Agents arrest 34 illegal immigrants in Wisconsin
Madison (AP) — State and federal agents have arrested 34 people they say are illegal immigrants across southern Wisconsin.
According to Wisconsin Attorney General J.B. Van Hollen’s office, state Justice Department and U.S. Immigration and Customs Enforcement agents began the sweep on Oct. 13 and completed it on Friday. The sweep covered a number of southern Wisconsin cities, including Milwaukee, Whitewater, Fort Atkinson, Beaver Dam, Kenosha and Waukesha.
Justice Department officials said all of the immigrants arrested have criminal histories that include such offenses as sexual assault, possession of cocaine and battery.
Business money will speed new Minnesota road projects
St. Paul, Minn. (AP) — Minnesota highway upgrades that are low or not even on state transportation priority lists will be accelerated after business interests agreed to kick in money, a cost-sharing arrangement that Gov. Tim Pawlenty wants used more often.
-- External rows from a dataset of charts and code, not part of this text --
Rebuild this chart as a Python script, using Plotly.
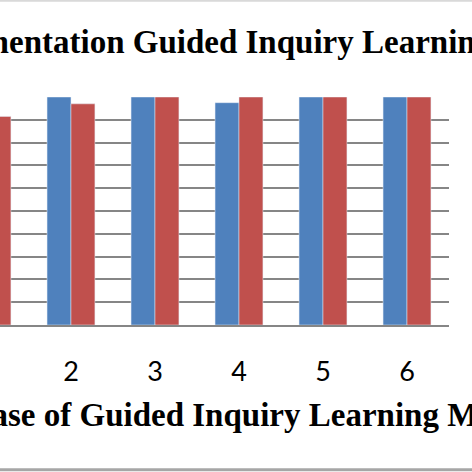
import plotly.graph_objects as go

# phases of the guided inquiry model (phase 1 is mostly cut off on the left)
phases = [1, 2, 3, 4, 5, 6]
meeting_1 = [88.0, 100.0, 100.0, 97.5, 100.0, 100.0]
meeting_2 = [91.5, 97.0, 100.0, 100.0, 100.0, 100.0]

chart_title = "Implementation Guided Inquiry Learning Model"
x_title = "Phase of Guided Inquiry Learning Model"

fig = go.Figure()
fig.add_trace(go.Bar(x=phases, y=meeting_1, name="Meeting 1", marker_color="#4F81BD"))
fig.add_trace(go.Bar(x=phases, y=meeting_2, name="Meeting 2", marker_color="#C0504D"))

fig.update_layout(
    width=472, height=472,
    margin=dict(l=0, r=23, t=97, b=147, autoexpand=False),
    paper_bgcolor="white", plot_bgcolor="white",
    barmode="group", bargap=0.43, bargroupgap=0,
    showlegend=False,
)
fig.update_xaxes(
    range=[1.155, 6.5], tickvals=phases[1:], showgrid=False,
    showline=True, linecolor="#868686", linewidth=1.5,
    ticks="outside", ticklen=0, ticklabelstandoff=22,
    tickfont=dict(family="Lato", size=27, color="black"),
)
fig.update_yaxes(
    range=[0, 100], dtick=10, showgrid=True, gridcolor="#868686", gridwidth=1.5,
    showticklabels=False, zeroline=False,
)

# title and axis title run off the cropped canvas on both sides
fig.add_annotation(text="<b>" + chart_title + "</b>", xref="paper", yref="paper",
                   x=-0.229, y=1.241, xanchor="left", yanchor="middle", showarrow=False,
                   font=dict(family="Liberation Serif", size=33, color="black"))
fig.add_annotation(text="<b>" + x_title + "</b>", xref="paper", yref="paper",
                   x=-0.109, y=-0.395, xanchor="left", yanchor="middle", showarrow=False,
                   font=dict(family="Liberation Serif", size=33, color="black"))

# chart-area border edges visible at top and bottom of the crop
fig.add_shape(type="line", xref="paper", yref="paper", x0=-0.2, x1=1.2, y0=1.424, y1=1.424,
              line=dict(color="#d9d9d9", width=3))
fig.add_shape(type="line", xref="paper", yref="paper", x0=-0.2, x1=1.2, y0=-0.635, y1=-0.635,
              line=dict(color="#a6a6a6", width=3))

# drop the browser's default page margin so the figure sits at the window corner
fig.write_html("out.html", config={"displayModeBar": False},
               post_script="document.body.style.margin='0px';")
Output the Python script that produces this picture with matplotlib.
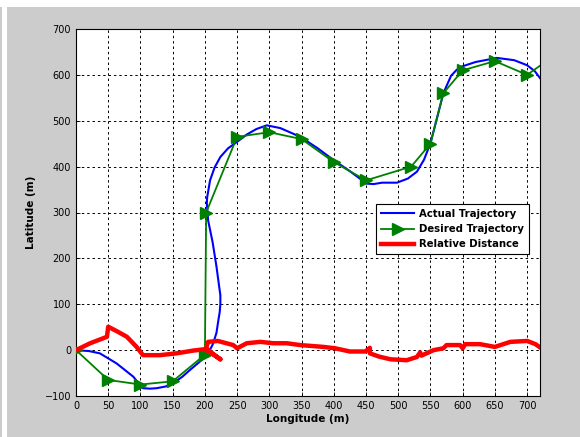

Pawlenty and Transportation Commissioner Tom Sorel touted two examples during a news conference this week that served as an invitation for other expansion-minded businesses to do likewise.
UnitedHealth Group will put $5 million into an $18 million interchange reconstruction near the insurance company’s Minnetonka campus. A developer and investment company seeking a bioscience industrial park in southern Minnesota will donate $13 million in land right of way to speed a new $36 million highway interchange near Pine Island.
The cost-sharing concept isn’t new; Best Buy Co. chipped in $7 million for interstate freeway work deemed essential when it built a new headquarters complex in Richfield.
Pawlenty said he wants his administration to use the concept more aggressively and said the mutual benefit to the state trumps any concerns that deep-pocketed interests will scale priority lists unfairly.
U.N. climate chief says he doubts full treaty will be reached this year
Amsterdam, Netherlands (AP) — Reaching a global warming treaty will be impossible this year, but the political ingredients of a deal must be settled at a conference in December, the U.N.’s top climate official said Wednesday.
“Time is running out,” said Yvo de Boer, the secretary-general of the U.N. climate change secretariat. “We do not have another year to sit on our hands. The deal must be done in Copenhagen.”
De Boer said the key to reaching an accord during the December conference in the Danish capital would be for wealthy countries to offer a financial package to help poorer countries adapt to inevitable climate changes and to shift toward low-carbon technologies for energy and development.